Summary Judgment for Remaining Plaintiffs

The court granted summary judgment in favor of the defendants regarding the remaining plaintiffs based on the statute of limitations. The court identified a three-year statute of limitations under Mississippi law, which applied to the tortious claims related to the loan transactions. The court established that the last relevant loan transaction occurred on April 28, 1998, and since the plaintiffs filed their lawsuit more than three years later, their claims were time-barred. Although the plaintiffs attempted to argue for tolling the statute of limitations based on a nationwide class action and claims of fraudulent concealment, the court found both arguments unpersuasive. The class action was initiated after the limitations period had expired, and the plaintiffs failed to demonstrate any affirmative concealment by the defendants or due diligence in discovering their claims.

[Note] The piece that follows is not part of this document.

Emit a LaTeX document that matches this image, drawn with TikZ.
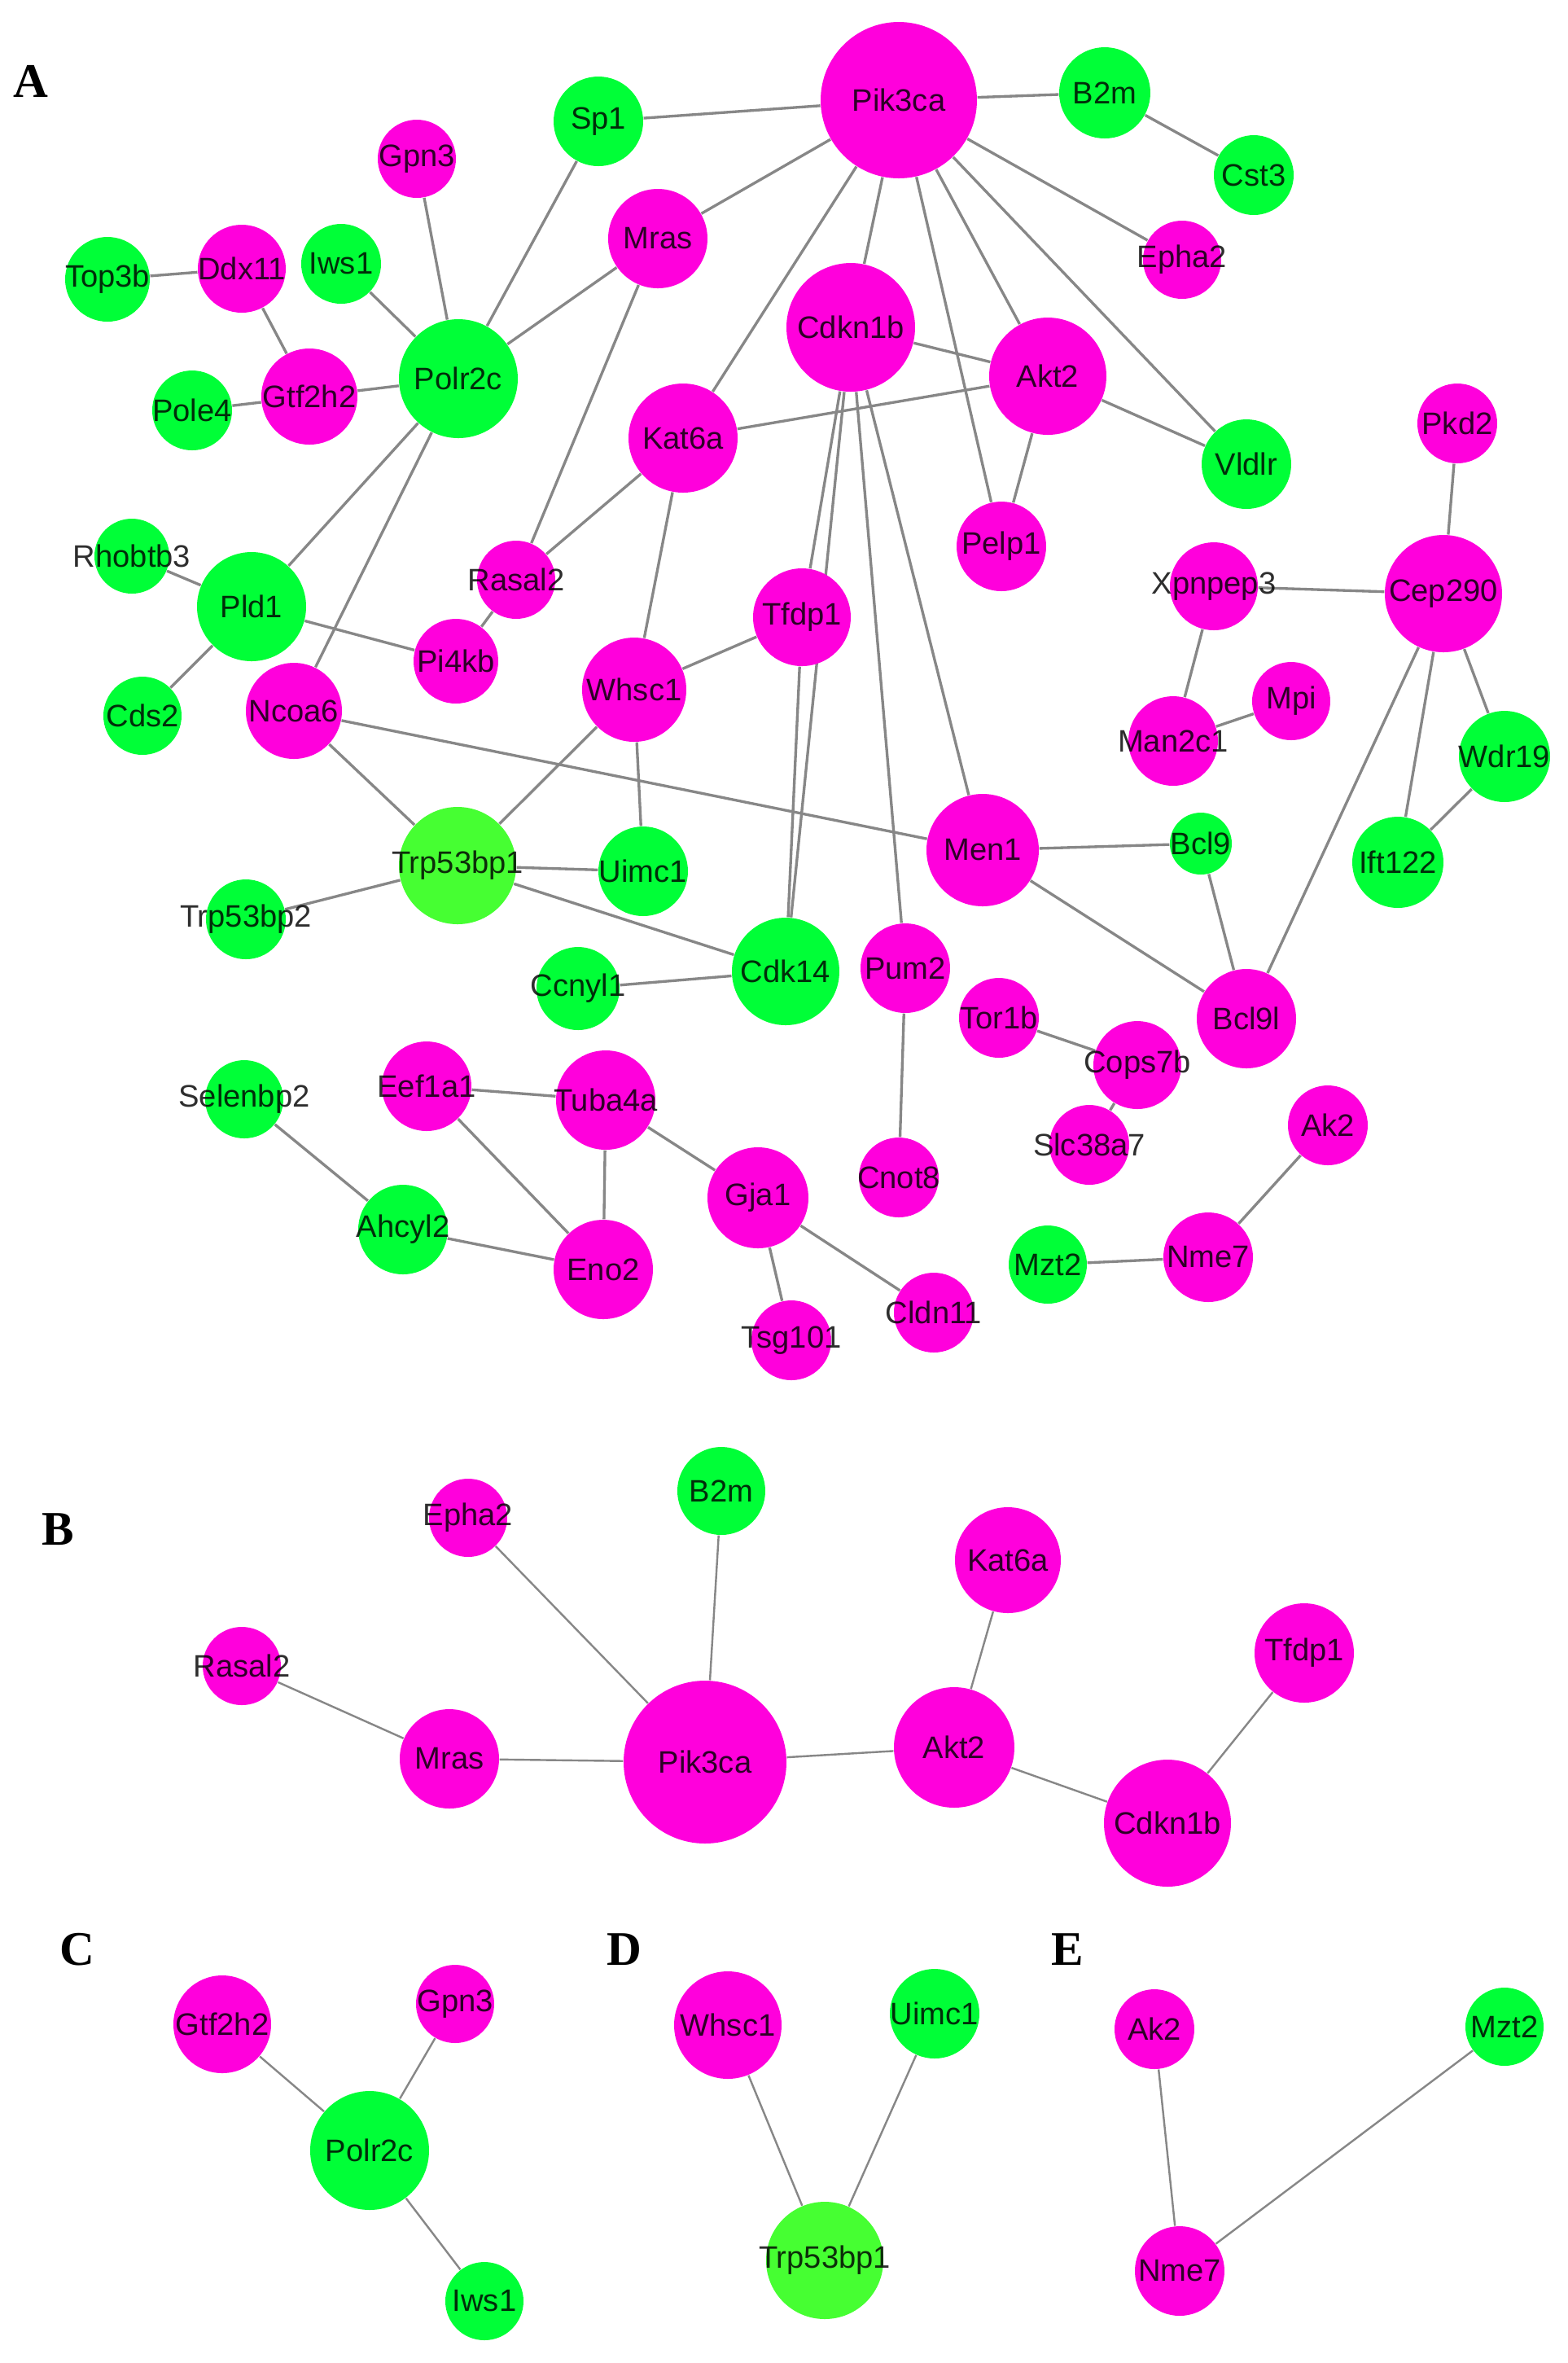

Arguments Against the Statute of Limitations

The court rejected the plaintiffs’ arguments for tolling the statute of limitations, emphasizing the necessity of showing both an affirmative act of concealment and a lack of due diligence. The plaintiffs' reliance on the Morales class action was invalid, as it could not revive claims that had already become time-barred. Furthermore, the court noted that each plaintiff had signed loan documents that disclosed the relevant information, indicating they did not exercise the required diligence to understand their agreements. The court pointed out that failure to read the documents does not constitute due diligence, and thus the plaintiffs could not argue that they were unaware of the claims in a timely manner. The court concluded that the plaintiffs failed to create a genuine issue of material fact regarding the defendants' statute of limitations defense.

Denial of Stay for Discovery

The court denied the plaintiffs' request to stay the ruling on the summary judgment motions to allow for further discovery, specifically depositions of the defendants' corporate representatives. The plaintiffs did not articulate how the requested depositions would produce evidence relevant to the statute of limitations issue, which centered on the plaintiffs’ own conduct rather than the defendants'. The court noted that the plaintiffs had not exercised due diligence in securing the depositions and had not demonstrated a compelling need for the additional discovery. As a result, the court found insufficient justification to delay the proceedings, asserting that the plaintiffs had not met the requirements under Rule 56(f) for obtaining a continuance. The court thus moved forward with granting summary judgment in favor of the defendants.